- Task directions:
Omit every picture, and retype the lines that run from the beginning of the data below through the line containing "from bokeh.resources import INLINE", inclusive.

- Data extract:
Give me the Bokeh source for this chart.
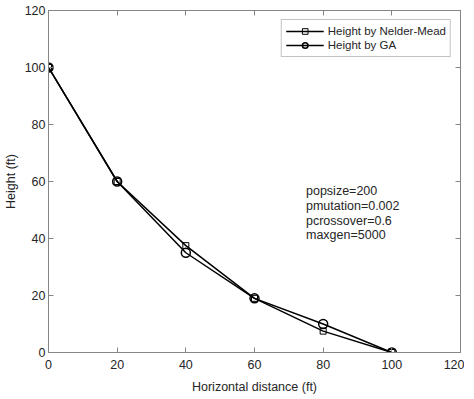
from bokeh.plotting import figure
from bokeh.models import LinearAxis, Range1d, Legend, LegendItem, Label, FixedTicker
from bokeh.embed import file_html
from bokeh.resources import INLINE

x_vals = [0, 20, 40, 60, 80, 100]
nm_height = [100, 60, 37.5, 19, 7.5, 0]
ga_height = [100, 60, 35, 19, 10, 0]
x_ticks = [0, 20, 40, 60, 80, 100, 120]
y_ticks = [0, 20, 40, 60, 80, 100, 120]
params = ["popsize=200", "pmutation=0.002", "pcrossover=0.6", "maxgen=5000"]

FONT = "Liberation Sans"
AXC = "#868686"
TXT = "#262626"

p = figure(frame_width=412, frame_height=342, output_backend="svg", toolbar_location=None,
           x_range=Range1d(0, 120), y_range=Range1d(0, 120),
           min_border_left=40, min_border_right=4, min_border_top=10, min_border_bottom=37,
           x_axis_label="Horizontal distance (ft)", y_axis_label="Height (ft)")
p.grid.visible = False
p.outline_line_color = AXC
p.outline_line_width = 1
p.background_fill_color = "white"
p.border_fill_color = "white"

for ax in p.xaxis + p.yaxis:
    ax.axis_line_color = AXC
    ax.major_tick_line_color = AXC
    ax.major_tick_in = 5
    ax.major_tick_out = 0
    ax.minor_tick_line_color = None
    ax.major_label_text_font = FONT
    ax.major_label_text_font_size = "12.5px"
    ax.major_label_text_color = TXT
    ax.axis_label_text_font = FONT
    ax.axis_label_text_font_size = "12.5px"
    ax.axis_label_text_font_style = "normal"
    ax.axis_label_text_color = TXT
p.xaxis.ticker = FixedTicker(ticks=x_ticks)
p.yaxis.ticker = FixedTicker(ticks=y_ticks)
p.xaxis.major_label_standoff = 7
p.yaxis.major_label_standoff = 3
p.xaxis.axis_label_standoff = 8
p.yaxis.axis_label_standoff = 4

empty = {t: "" for t in x_ticks}
top = LinearAxis(ticker=FixedTicker(ticks=x_ticks), major_label_overrides=empty,
                 axis_line_color=AXC, major_tick_line_color=AXC, major_tick_in=5,
                 major_tick_out=0, minor_tick_line_color=None, major_label_standoff=0)
right = LinearAxis(ticker=FixedTicker(ticks=y_ticks), major_label_overrides=empty,
                   axis_line_color=AXC, major_tick_line_color=AXC, major_tick_in=5,
                   major_tick_out=0, minor_tick_line_color=None, major_label_standoff=0)
p.add_layout(top, "above")
p.add_layout(right, "right")

l1 = p.line(x_vals, nm_height, line_color="black", line_width=1.5)
s1 = p.scatter(x_vals, nm_height, marker="square", size=6, fill_color=None,
               line_color="black", line_width=1)
l2 = p.line(x_vals, ga_height, line_color="black", line_width=1.5)
s2 = p.scatter(x_vals, ga_height, marker="circle", size=9, fill_color=None,
               line_color="black", line_width=1.5)

legend = Legend(items=[LegendItem(label="Height by Nelder-Mead", renderers=[l1, s1]),
                       LegendItem(label="Height by GA", renderers=[l2, s2])],
                location="top_right")
legend.label_text_font = FONT
legend.label_text_font_size = "11.5px"
legend.label_text_color = TXT
legend.border_line_color = AXC
legend.border_line_width = 1
legend.glyph_width = 38
legend.glyph_height = 14
legend.label_height = 14
legend.spacing = 0
legend.padding = 4
legend.margin = 9
legend.label_standoff = 4
p.add_layout(legend)

for i, txt in enumerate(params):
    p.add_layout(Label(x=75, y=56.5 - i * 5.1, text=txt, text_font=FONT,
                       text_font_size="12.5px", text_color=TXT,
                       text_baseline="middle", text_align="left"))

open("out.html", "w").write(file_html(p, INLINE))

- Full answer:
Give me the Bokeh source for this chart.
from bokeh.plotting import figure
from bokeh.models import LinearAxis, Range1d, Legend, LegendItem, Label, FixedTicker
from bokeh.embed import file_html
from bokeh.resources import INLINE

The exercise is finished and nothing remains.